I decided to send a few photos of this girl to some group chats I was in, to try and gauge where I went wrong. Was she out of my league? Was I out of her league? Should I have tried my luck with this girl?
The results were inconclusive, and mostly people just edited the photo in horrible ways and called her a cunt.
One guy kept adding height to her forehead and then posting the pic, a bit more each time, until it towered over her like one of the Twin Towers. He kept going until it breached the earth’s atmosphere and reached past the moon.
It was extremely funny, and good editing on his part.
In the final image he posted, the forehead had reached heaven and God was refusing it entry on the grounds that the girl had rejected my invitation to view Detective Pikachu.
The guy must’ve done at least five very high-effort edits of the same post.
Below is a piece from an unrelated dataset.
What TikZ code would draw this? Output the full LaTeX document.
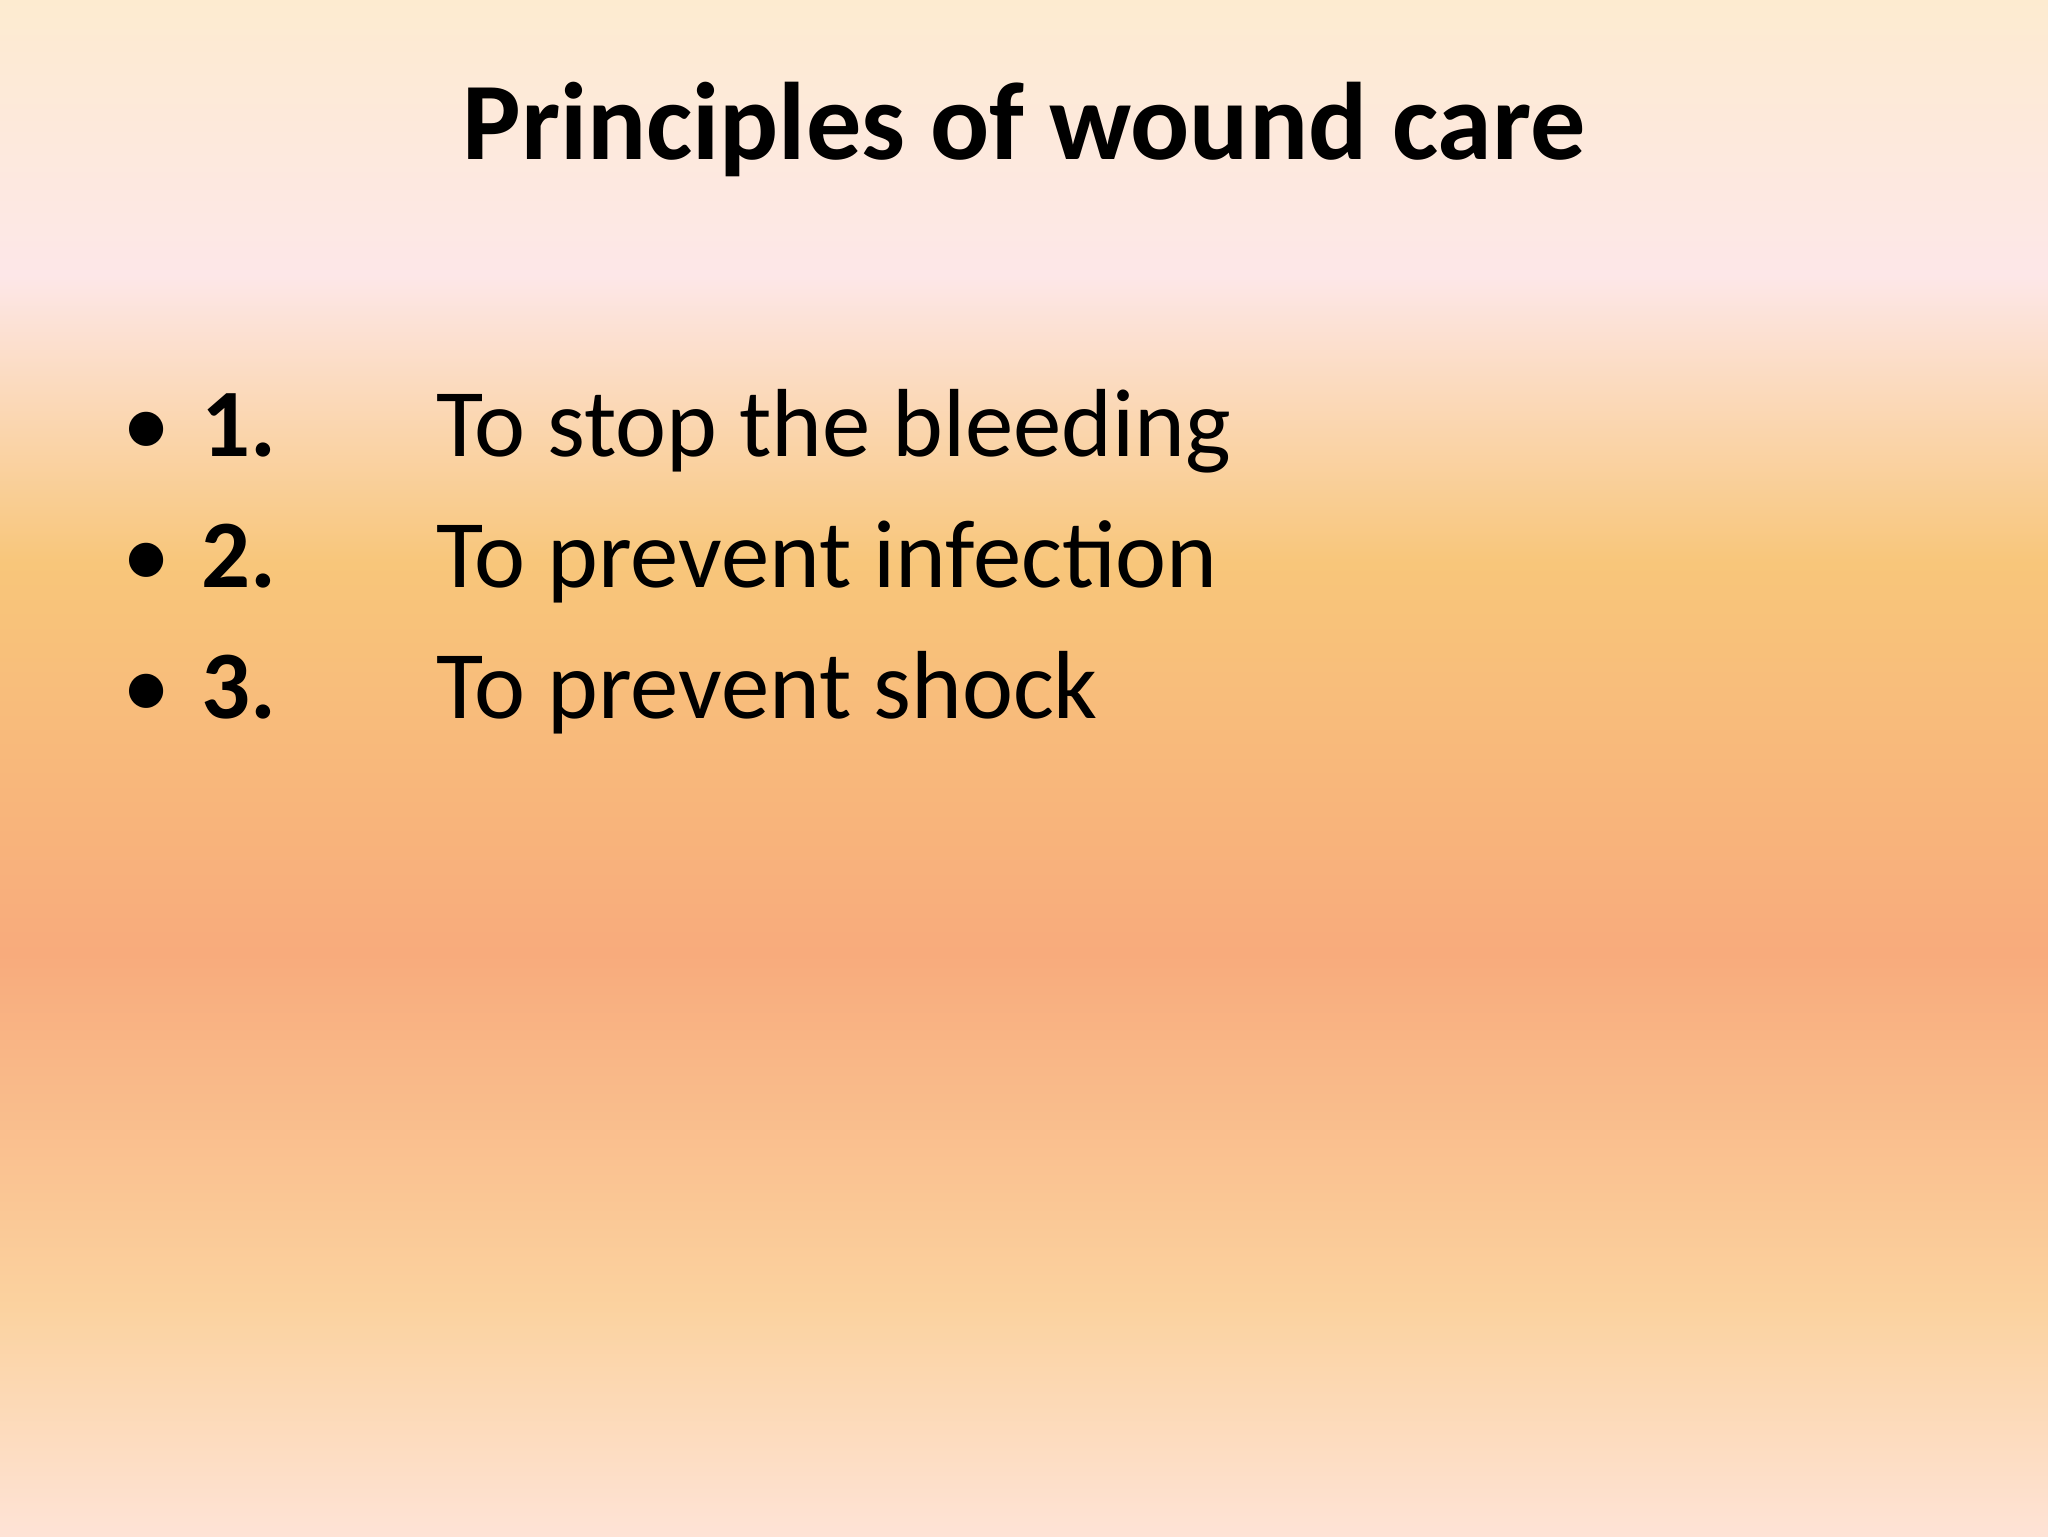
\documentclass[tikz,border=0pt]{standalone}
\usepackage{fontspec}
\setmainfont{Carlito}
\definecolor{bgA}{HTML}{FDEBD0}
\definecolor{bgB}{HTML}{FDE7E8}
\definecolor{bgC}{HTML}{F8C67A}
\definecolor{bgD}{HTML}{F8AB7C}
\definecolor{bgE}{HTML}{FBD29F}
\definecolor{bgF}{HTML}{FEE3D6}
\tikzset{
  itemtext/.style={anchor=base west, inner sep=0pt, font=\fontsize{21.5}{26}\selectfont},
  band/.style={draw=none}
}
\begin{document}
\begin{tikzpicture}
  % background bands
  \shade[band, top color=bgA, bottom color=bgB] (0,12) rectangle (16,9.85);
  \shade[band, top color=bgB, bottom color=bgC] (0,9.85) rectangle (16,7.6);
  \shade[band, top color=bgC, bottom color=bgD] (0,7.6) rectangle (16,4.55);
  \shade[band, top color=bgD, bottom color=bgE] (0,4.55) rectangle (16,1.8);
  \shade[band, top color=bgE, bottom color=bgF] (0,1.8) rectangle (16,0);
  \useasboundingbox (0,0) rectangle (16,12);

  \node[anchor=base, font=\bfseries\fontsize{24.5}{30}\selectfont] (title) at (8,10.75) {Principles of wound care};

  \foreach \i/\y/\txt in {1/8.43/To stop the bleeding, 2/7.41/To prevent infection, 3/6.39/To prevent shock} {
    \node[itemtext] (b\i) at (0.95,\y) {•};
    \node[itemtext, font=\bfseries\fontsize{21.5}{26}\selectfont] (n\i) at (1.57,\y) {\i.};
    \node[itemtext] (t\i) at (3.4,\y) {\txt};
  }
\end{tikzpicture}
\end{document}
That’s a real fucking friend right there.
I quit the job when one of the managers hid in the beer cellar and drank alcohol while it was really busy in the restaurant itself. She was probably being paid twice my wage, and while I was running the restaurant and doing her job, she was drinking fucking Aperol Spritz and pretending to stocktake while just playing on her phone.
I had changed—irrevocably—though the supposed big bad hospitality industry hadn’t. It was still as shit as it had ever been.
I also still haven’t watched Detective Pikachu to this day. I haven’t been able to bring myself to.